═══ Data block ═══

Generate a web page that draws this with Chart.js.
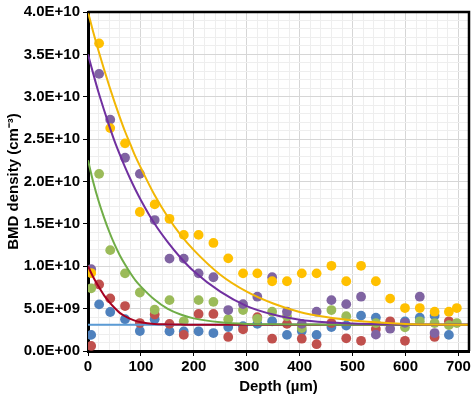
<!DOCTYPE html>
<html>
<head>
<meta charset="utf-8">
<script src="https://cdn.jsdelivr.net/npm/chart.js@4.4.1/dist/chart.umd.min.js"></script>
<style>
html,body{margin:0;padding:0;background:#fff;}
#wrap{width:474px;height:397px;}
</style>
</head>
<body>
<div id="wrap"><canvas id="c" width="474" height="397"></canvas></div>
<script>
// Values in units of 1E+09 cm^-3
const UNIT = 1e9;
const depth = [6, 21, 42, 70, 98, 126, 154, 181, 209, 237, 265, 293, 320, 348, 376, 404, 432, 460, 488, 516, 544, 571, 599, 627, 655, 682, 697];
const blueBMD   = [1.9, 5.5, 4.6, 3.75, 2.36, 3.75, 2.32, 2.3, 2.32, 2.12, 2.82, 2.93, 3.2, 3.51, 1.9, 2.36, 1.9, 2.82, 3.0, 4.17, 3.94, null, 3.48, 3.94, 4.17, 1.9, null];
const redBMD    = [0.6, 7.85, 6.2, 5.3, 3.3, 4.3, 3.2, 1.9, 4.37, 4.37, 1.66, 2.55, 4.0, 1.45, 3.2, 1.45, 0.8, 3.3, 1.5, 1.2, 2.6, 3.5, 1.2, null, 1.66, 3.5, null];
const greenBMD  = [7.4, 20.9, 11.9, 9.16, 6.9, 4.87, 6.0, 3.5, 6.0, 5.8, 3.75, 4.83, 3.8, 4.64, 4.1, 2.7, null, 4.83, 4.1, null, 3.3, null, 2.8, 3.5, 3.3, 3.05, 3.3];
const purpleBMD = [9.66, 32.7, 27.3, 22.8, 20.9, 15.45, 10.9, 10.9, 9.16, 8.7, 4.83, 5.53, 6.41, 8.7, 4.64, 3.2, 4.64, 6.0, 5.53, 6.41, 1.93, 2.63, 3.33, 6.41, 2.12, null, null];
const yellowBMD = [9.2, 36.3, 26.3, 24.5, 16.4, 17.3, 15.6, 13.7, 13.7, 12.75, 10.93, 9.16, 9.16, 8.23, 8.23, 9.16, 9.16, 10.05, 8.23, 10.05, 8.23, 6.18, 5.07, 5.07, 4.64, 4.64, 5.07];

// Fitted curves
const curveDepth = [0, 10, 20, 30, 40, 50, 60, 70, 80, 90, 100, 125, 150, 175, 200, 250, 300, 350, 400, 450, 500, 550, 600, 650, 720];
const blueFit   = [3.1, 3.1, 3.1, 3.1, 3.1, 3.1, 3.1, 3.1, 3.1, 3.1, 3.1, 3.1, 3.1, 3.1, 3.1, 3.1, 3.1, 3.1, 3.1, 3.1, 3.1, 3.1, 3.1, 3.1, 3.1];
const redFit    = [10.0, 8.7, 7.6, 6.6, 5.8, 5.1, 4.5, 4.1, 3.8, 3.55, 3.4, 3.2, 3.14, 3.12, 3.1, 3.1, 3.1, 3.1, 3.1, 3.1, 3.1, 3.1, 3.1, 3.1, 3.1];
const greenFit  = [22.5, 19.9, 17.7, 15.8, 14.1, 12.6, 11.3, 10.2, 9.2, 8.3, 7.6, 6.1, 5.0, 4.3, 3.85, 3.4, 3.2, 3.15, 3.12, 3.11, 3.1, 3.1, 3.1, 3.1, 3.1];
const purpleFit = [35.0, 32.7, 30.5, 28.5, 26.6, 24.8, 23.2, 21.7, 20.3, 19.0, 17.8, 15.1, 12.9, 11.0, 9.4, 7.0, 5.3, 4.3, 3.7, 3.4, 3.25, 3.17, 3.13, 3.11, 3.1];
const yellowFit = [40.0, 37.6, 35.4, 33.3, 31.3, 29.4, 27.6, 25.9, 24.4, 22.9, 21.6, 18.5, 15.9, 13.7, 11.9, 9.0, 7.0, 5.6, 4.6, 4.0, 3.6, 3.35, 3.2, 3.13, 3.1];

const xTicks = [0, 100, 200, 300, 400, 500, 600, 700];

function pts(xs, ys){
  const out = [];
  xs.forEach((x,i)=>{ if (ys[i] !== null && ys[i] !== undefined) out.push({x:x, y:ys[i]*UNIT}); });
  return out;
}
function fmtE(v){
  if (v === 0) return '0.0E+00';
  const e = Math.floor(Math.log10(v) + 1e-9);
  const m = v / Math.pow(10, e);
  return m.toFixed(1) + 'E+' + String(e).padStart(2,'0');
}
const lineDS = (data, color) => ({type:'scatter', data, showLine:true, borderColor:color, borderWidth:2, pointRadius:0, cubicInterpolationMode:'monotone', fill:false});
const ptDS = (data, color) => ({type:'scatter', data, showLine:false, backgroundColor:color, borderColor:color, borderWidth:0, pointRadius:4.9, pointHoverRadius:4.9});

const frame = {
  id:'frame',
  afterDraw(chart){
    const {ctx, chartArea:a} = chart;
    ctx.save();
    ctx.strokeStyle = '#000';
    ctx.lineWidth = 2.5;
    ctx.beginPath();
    ctx.moveTo(a.left, a.top); ctx.lineTo(a.right, a.top); ctx.lineTo(a.right, a.bottom);
    ctx.stroke();
    ctx.restore();
  }
};

const FONT = "'Liberation Sans', Arial, sans-serif";
new Chart(document.getElementById('c'), {
  type:'scatter',
  data:{ datasets:[
    lineDS(pts(curveDepth, yellowFit), '#F2B705'),
    lineDS(pts(curveDepth, purpleFit), '#7030A0'),
    lineDS(pts(curveDepth, greenFit), '#70AD47'),
    lineDS(pts(curveDepth, redFit), '#A50021'),
    lineDS(pts(curveDepth, blueFit), '#5B9BD5'),
    ptDS(pts(depth, yellowBMD), '#FFC000'),
    ptDS(pts(depth, purpleBMD), '#8064A2'),
    ptDS(pts(depth, greenBMD), '#9BBB59'),
    ptDS(pts(depth, redBMD), '#C0504D'),
    ptDS(pts(depth, blueBMD), '#4F81BD')
  ]},
  options:{
    responsive:false, animation:false, devicePixelRatio:1,
    layout:{padding:{top:6, right:5, left:0, bottom:0}},
    plugins:{legend:{display:false}, tooltip:{enabled:false}},
    scales:{
      x:{
        type:'linear', min:0, max:720,
        afterFit(s){ s.height = 46; },
        afterBuildTicks(s){ const t=[]; for(let v=0; v<=720; v+=20) t.push({value:v}); s.ticks = t; },
        ticks:{autoSkip:false, maxRotation:0, padding:2, color:'#000',
          font:{family:FONT, size:15, weight:'bold'},
          callback:(v)=> xTicks.includes(v) ? String(v) : ''},
        grid:{
          color:(c)=> (c.tick && c.tick.value % 100 === 0) ? '#d6d6d6' : '#eeeeee',
          tickColor:(c)=> (c.tick && c.tick.value % 100 === 0 && c.tick.value <= 700) ? '#000' : 'rgba(0,0,0,0)',
          tickLength:5, lineWidth:1
        },
        border:{color:'#000', width:3},
        title:{display:true, text:'Depth (µm)', color:'#000', font:{family:FONT, size:15, weight:'bold'}, padding:{top:0,bottom:1}}
      },
      y:{
        type:'linear', min:0, max:4e10,
        afterFit(s){ s.width = 88; },
        afterBuildTicks(s){ const t=[]; for(let k=0; k<=40; k++) t.push({value:k*1e9}); s.ticks = t; },
        ticks:{autoSkip:false, padding:3, color:'#000',
          font:{family:FONT, size:15, weight:'bold'},
          callback:(v)=> (Math.round(v/1e9) % 5 === 0) ? fmtE(Math.round(v/1e9)*1e9) : ''},
        grid:{
          color:(c)=> (c.tick && Math.round(c.tick.value/1e9) % 5 === 0) ? '#d6d6d6' : '#eeeeee',
          tickColor:(c)=> (c.tick && Math.round(c.tick.value/1e9) % 5 === 0) ? '#000' : 'rgba(0,0,0,0)',
          tickLength:5, lineWidth:1
        },
        border:{color:'#000', width:3},
        title:{display:true, text:'BMD density (cm⁻³)', color:'#000', font:{family:FONT, size:15, weight:'bold'}, padding:{top:5,bottom:0}}
      }
    }
  },
  plugins:[frame]
});
</script>
</body>
</html>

═══

▶ The exercise: Repeat, word for word and with no pictures, only the lines running from the beginning of the data to the line that contains "4.64, 4.64, 5.07];".

▶ Response to the exercise:
Generate a web page that draws this with Chart.js.
<!DOCTYPE html>
<html>
<head>
<meta charset="utf-8">
<script src="https://cdn.jsdelivr.net/npm/chart.js@4.4.1/dist/chart.umd.min.js"></script>
<style>
html,body{margin:0;padding:0;background:#fff;}
#wrap{width:474px;height:397px;}
</style>
</head>
<body>
<div id="wrap"><canvas id="c" width="474" height="397"></canvas></div>
<script>
// Values in units of 1E+09 cm^-3
const UNIT = 1e9;
const depth = [6, 21, 42, 70, 98, 126, 154, 181, 209, 237, 265, 293, 320, 348, 376, 404, 432, 460, 488, 516, 544, 571, 599, 627, 655, 682, 697];
const blueBMD   = [1.9, 5.5, 4.6, 3.75, 2.36, 3.75, 2.32, 2.3, 2.32, 2.12, 2.82, 2.93, 3.2, 3.51, 1.9, 2.36, 1.9, 2.82, 3.0, 4.17, 3.94, null, 3.48, 3.94, 4.17, 1.9, null];
const redBMD    = [0.6, 7.85, 6.2, 5.3, 3.3, 4.3, 3.2, 1.9, 4.37, 4.37, 1.66, 2.55, 4.0, 1.45, 3.2, 1.45, 0.8, 3.3, 1.5, 1.2, 2.6, 3.5, 1.2, null, 1.66, 3.5, null];
const greenBMD  = [7.4, 20.9, 11.9, 9.16, 6.9, 4.87, 6.0, 3.5, 6.0, 5.8, 3.75, 4.83, 3.8, 4.64, 4.1, 2.7, null, 4.83, 4.1, null, 3.3, null, 2.8, 3.5, 3.3, 3.05, 3.3];
const purpleBMD = [9.66, 32.7, 27.3, 22.8, 20.9, 15.45, 10.9, 10.9, 9.16, 8.7, 4.83, 5.53, 6.41, 8.7, 4.64, 3.2, 4.64, 6.0, 5.53, 6.41, 1.93, 2.63, 3.33, 6.41, 2.12, null, null];
const yellowBMD = [9.2, 36.3, 26.3, 24.5, 16.4, 17.3, 15.6, 13.7, 13.7, 12.75, 10.93, 9.16, 9.16, 8.23, 8.23, 9.16, 9.16, 10.05, 8.23, 10.05, 8.23, 6.18, 5.07, 5.07, 4.64, 4.64, 5.07];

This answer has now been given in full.